Directions for this task:
Output the full listing below exactly, without the pictures.

Given material:

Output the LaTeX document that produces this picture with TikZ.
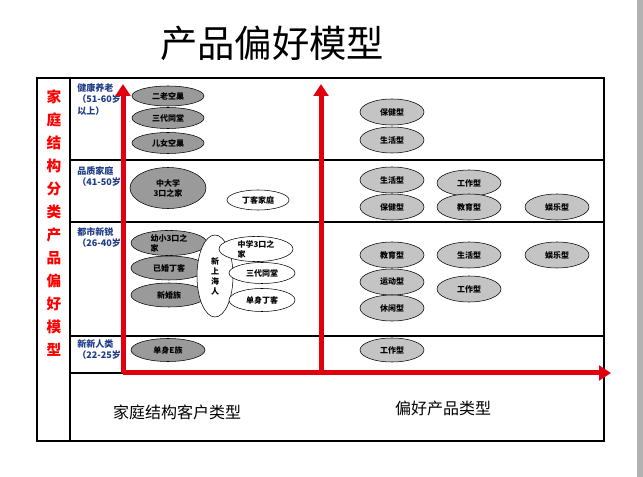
\documentclass[tikz,border=0pt]{standalone}
\usepackage{fontspec}
\setmainfont{Noto Sans CJK SC}
\usetikzlibrary{arrows.meta,shapes.geometric}
\definecolor{axisred}{HTML}{E00010}
\definecolor{darkfill}{HTML}{9A9A9A}
\definecolor{lightfill}{HTML}{C4C4C4}
\definecolor{rowblue}{HTML}{1F3C88}
\tikzset{every node/.style={font=\fontsize{6}{7.5}\selectfont\bfseries},line cap=round,line join=round}
\tikzset{
  esize/.style 2 args={minimum width=#1*0.75pt,minimum height=#2*0.75pt},
  darkell/.style={ellipse,draw,fill=darkfill,inner sep=0pt},
  lightell/.style={ellipse,draw,fill=lightfill,inner sep=0pt,esize={64}{26}},
  whiteell/.style={ellipse,draw,fill=white,inner sep=0pt},
  rowlabel/.style={anchor=north west,align=left,text=rowblue,inner sep=0pt,font=\fontsize{6.8}{8.6}\selectfont\bfseries},
  axis/.style={draw=axisred,line width=3.75pt,-{Triangle[length=9pt,width=11pt]}}
}

\begin{document}
\begin{tikzpicture}[x=0.75pt,y=-0.75pt]
  \path[use as bounding box] (0,0) rectangle (643,477);
  \fill[black!30] (637,0) rectangle (643,477);
  % table
  \draw[line width=1.1pt] (37,78) rectangle (604,441);
  \draw[line width=1.1pt] (70,78) -- (70,441);
  \foreach \y in {160,222,336,373}
    \draw[line width=1.1pt] (70,\y) -- (604,\y);
  % titles
  \node[font=\fontsize{28}{30}\selectfont] (title) at (272,43) {产品偏好模型};
  \node[text=red,align=center,font=\fontsize{11}{17.25}\selectfont\bfseries] (side) at (54,223.5)
    {家\\庭\\结\\构\\分\\类\\产\\品\\偏\\好\\模\\型};
  \node[font=\fontsize{12}{14}\selectfont] (custtype) at (177,412) {家庭结构客户类型};
  \node[font=\fontsize{12}{14}\selectfont] (preftype) at (443,408) {偏好产品类型};
  % row labels
  \node[rowlabel] (row1) at (77,83) {健康养老\\（51-60岁\\以上）};
  \node[rowlabel] (row2) at (77,166) {品质家庭\\（41-50岁）};
  \node[rowlabel] (row3) at (77,227) {都市新锐\\（26-40岁）};
  \node[rowlabel] (row4) at (77,339) {新新人类\\（22-25岁）};
  % customer types
  \node[darkell,esize={72}{20}] (erlao) at (168,96) {二老空巢};
  \node[darkell,esize={72}{21}] (sandai) at (168,118) {三代同堂};
  \node[darkell,esize={72}{21}] (ernv) at (168,143) {儿女空巢};
  \node[darkell,esize={76}{41},align=center] (zhongda) at (168,188) {中大学\\3口之家};
  \node[whiteell,esize={62}{20}] (dingke) at (258,200) {丁客家庭};
  \node[darkell,esize={76}{24},align=left] (youxiao) at (169,243) {幼小3口之\\家};
  \node[darkell,esize={76}{24}] (yihun) at (169,268) {已婚丁客};
  \node[darkell,esize={76}{24}] (xinhun) at (169,295) {新婚族};
  \node[whiteell,esize={36}{82},align=center] (xinshang) at (215,276) {新\\上\\海\\人};
  \node[whiteell,esize={74}{23},align=left] (zhongxue) at (256,249) {中学3口之\\家};
  \node[whiteell,esize={66}{21}] (sandaiw) at (262,273) {三代同堂};
  \node[whiteell,esize={66}{23}] (danshen) at (262,300) {单身丁客};
  \node[darkell,esize={74}{23}] (danshenE) at (168,350) {单身E族};
  % preference types
  \node[lightell] (baojian1) at (392,112) {保健型};
  \node[lightell] (shenghuo1) at (392,140) {生活型};
  \node[lightell] (shenghuo2) at (392,180) {生活型};
  \node[lightell] (gongzuo2) at (469,183) {工作型};
  \node[lightell] (baojian2) at (392,207) {保健型};
  \node[lightell] (jiaoyu2) at (469,207) {教育型};
  \node[lightell] (yule2) at (557,207) {娱乐型};
  \node[lightell] (jiaoyu3) at (392,255) {教育型};
  \node[lightell] (shenghuo3) at (469,255) {生活型};
  \node[lightell] (yule3) at (557,255) {娱乐型};
  \node[lightell] (yundong3) at (392,282) {运动型};
  \node[lightell] (gongzuo3) at (469,289) {工作型};
  \node[lightell] (xiuxian3) at (392,308) {休闲型};
  \node[lightell,esize={64}{24}] (gongzuo4) at (392,350) {工作型};
  % axes
  \coordinate (origin) at (123,373);
  \coordinate (ytop) at (123,84);
  \coordinate (xend) at (611,373);
  \coordinate (mid) at (321,373);
  \coordinate (midtop) at (321,84);
  \draw[axis] (origin) -- (ytop);
  \draw[axis] (origin) -- (xend);
  \draw[axis] (mid) -- (midtop);
\end{tikzpicture}
\end{document}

Response:
Output the LaTeX document that produces this picture with TikZ.
\documentclass[tikz,border=0pt]{standalone}
\usepackage{fontspec}
\setmainfont{Noto Sans CJK SC}
\usetikzlibrary{arrows.meta,shapes.geometric}
\definecolor{axisred}{HTML}{E00010}
\definecolor{darkfill}{HTML}{9A9A9A}
\definecolor{lightfill}{HTML}{C4C4C4}
\definecolor{rowblue}{HTML}{1F3C88}
\tikzset{every node/.style={font=\fontsize{6}{7.5}\selectfont\bfseries},line cap=round,line join=round}
\tikzset{
  esize/.style 2 args={minimum width=#1*0.75pt,minimum height=#2*0.75pt},
  darkell/.style={ellipse,draw,fill=darkfill,inner sep=0pt},
  lightell/.style={ellipse,draw,fill=lightfill,inner sep=0pt,esize={64}{26}},
  whiteell/.style={ellipse,draw,fill=white,inner sep=0pt},
  rowlabel/.style={anchor=north west,align=left,text=rowblue,inner sep=0pt,font=\fontsize{6.8}{8.6}\selectfont\bfseries},
  axis/.style={draw=axisred,line width=3.75pt,-{Triangle[length=9pt,width=11pt]}}
}

\begin{document}
\begin{tikzpicture}[x=0.75pt,y=-0.75pt]
  \path[use as bounding box] (0,0) rectangle (643,477);
  \fill[black!30] (637,0) rectangle (643,477);
  % table
  \draw[line width=1.1pt] (37,78) rectangle (604,441);
  \draw[line width=1.1pt] (70,78) -- (70,441);
  \foreach \y in {160,222,336,373}
    \draw[line width=1.1pt] (70,\y) -- (604,\y);
  % titles
  \node[font=\fontsize{28}{30}\selectfont] (title) at (272,43) {产品偏好模型};
  \node[text=red,align=center,font=\fontsize{11}{17.25}\selectfont\bfseries] (side) at (54,223.5)
    {家\\庭\\结\\构\\分\\类\\产\\品\\偏\\好\\模\\型};
  \node[font=\fontsize{12}{14}\selectfont] (custtype) at (177,412) {家庭结构客户类型};
  \node[font=\fontsize{12}{14}\selectfont] (preftype) at (443,408) {偏好产品类型};
  % row labels
  \node[rowlabel] (row1) at (77,83) {健康养老\\（51-60岁\\以上）};
  \node[rowlabel] (row2) at (77,166) {品质家庭\\（41-50岁）};
  \node[rowlabel] (row3) at (77,227) {都市新锐\\（26-40岁）};
  \node[rowlabel] (row4) at (77,339) {新新人类\\（22-25岁）};
  % customer types
  \node[darkell,esize={72}{20}] (erlao) at (168,96) {二老空巢};
  \node[darkell,esize={72}{21}] (sandai) at (168,118) {三代同堂};
  \node[darkell,esize={72}{21}] (ernv) at (168,143) {儿女空巢};
  \node[darkell,esize={76}{41},align=center] (zhongda) at (168,188) {中大学\\3口之家};
  \node[whiteell,esize={62}{20}] (dingke) at (258,200) {丁客家庭};
  \node[darkell,esize={76}{24},align=left] (youxiao) at (169,243) {幼小3口之\\家};
  \node[darkell,esize={76}{24}] (yihun) at (169,268) {已婚丁客};
  \node[darkell,esize={76}{24}] (xinhun) at (169,295) {新婚族};
  \node[whiteell,esize={36}{82},align=center] (xinshang) at (215,276) {新\\上\\海\\人};
  \node[whiteell,esize={74}{23},align=left] (zhongxue) at (256,249) {中学3口之\\家};
  \node[whiteell,esize={66}{21}] (sandaiw) at (262,273) {三代同堂};
  \node[whiteell,esize={66}{23}] (danshen) at (262,300) {单身丁客};
  \node[darkell,esize={74}{23}] (danshenE) at (168,350) {单身E族};
  % preference types
  \node[lightell] (baojian1) at (392,112) {保健型};
  \node[lightell] (shenghuo1) at (392,140) {生活型};
  \node[lightell] (shenghuo2) at (392,180) {生活型};
  \node[lightell] (gongzuo2) at (469,183) {工作型};
  \node[lightell] (baojian2) at (392,207) {保健型};
  \node[lightell] (jiaoyu2) at (469,207) {教育型};
  \node[lightell] (yule2) at (557,207) {娱乐型};
  \node[lightell] (jiaoyu3) at (392,255) {教育型};
  \node[lightell] (shenghuo3) at (469,255) {生活型};
  \node[lightell] (yule3) at (557,255) {娱乐型};
  \node[lightell] (yundong3) at (392,282) {运动型};
  \node[lightell] (gongzuo3) at (469,289) {工作型};
  \node[lightell] (xiuxian3) at (392,308) {休闲型};
  \node[lightell,esize={64}{24}] (gongzuo4) at (392,350) {工作型};
  % axes
  \coordinate (origin) at (123,373);
  \coordinate (ytop) at (123,84);
  \coordinate (xend) at (611,373);
  \coordinate (mid) at (321,373);
  \coordinate (midtop) at (321,84);
  \draw[axis] (origin) -- (ytop);
  \draw[axis] (origin) -- (xend);
  \draw[axis] (mid) -- (midtop);
\end{tikzpicture}
\end{document}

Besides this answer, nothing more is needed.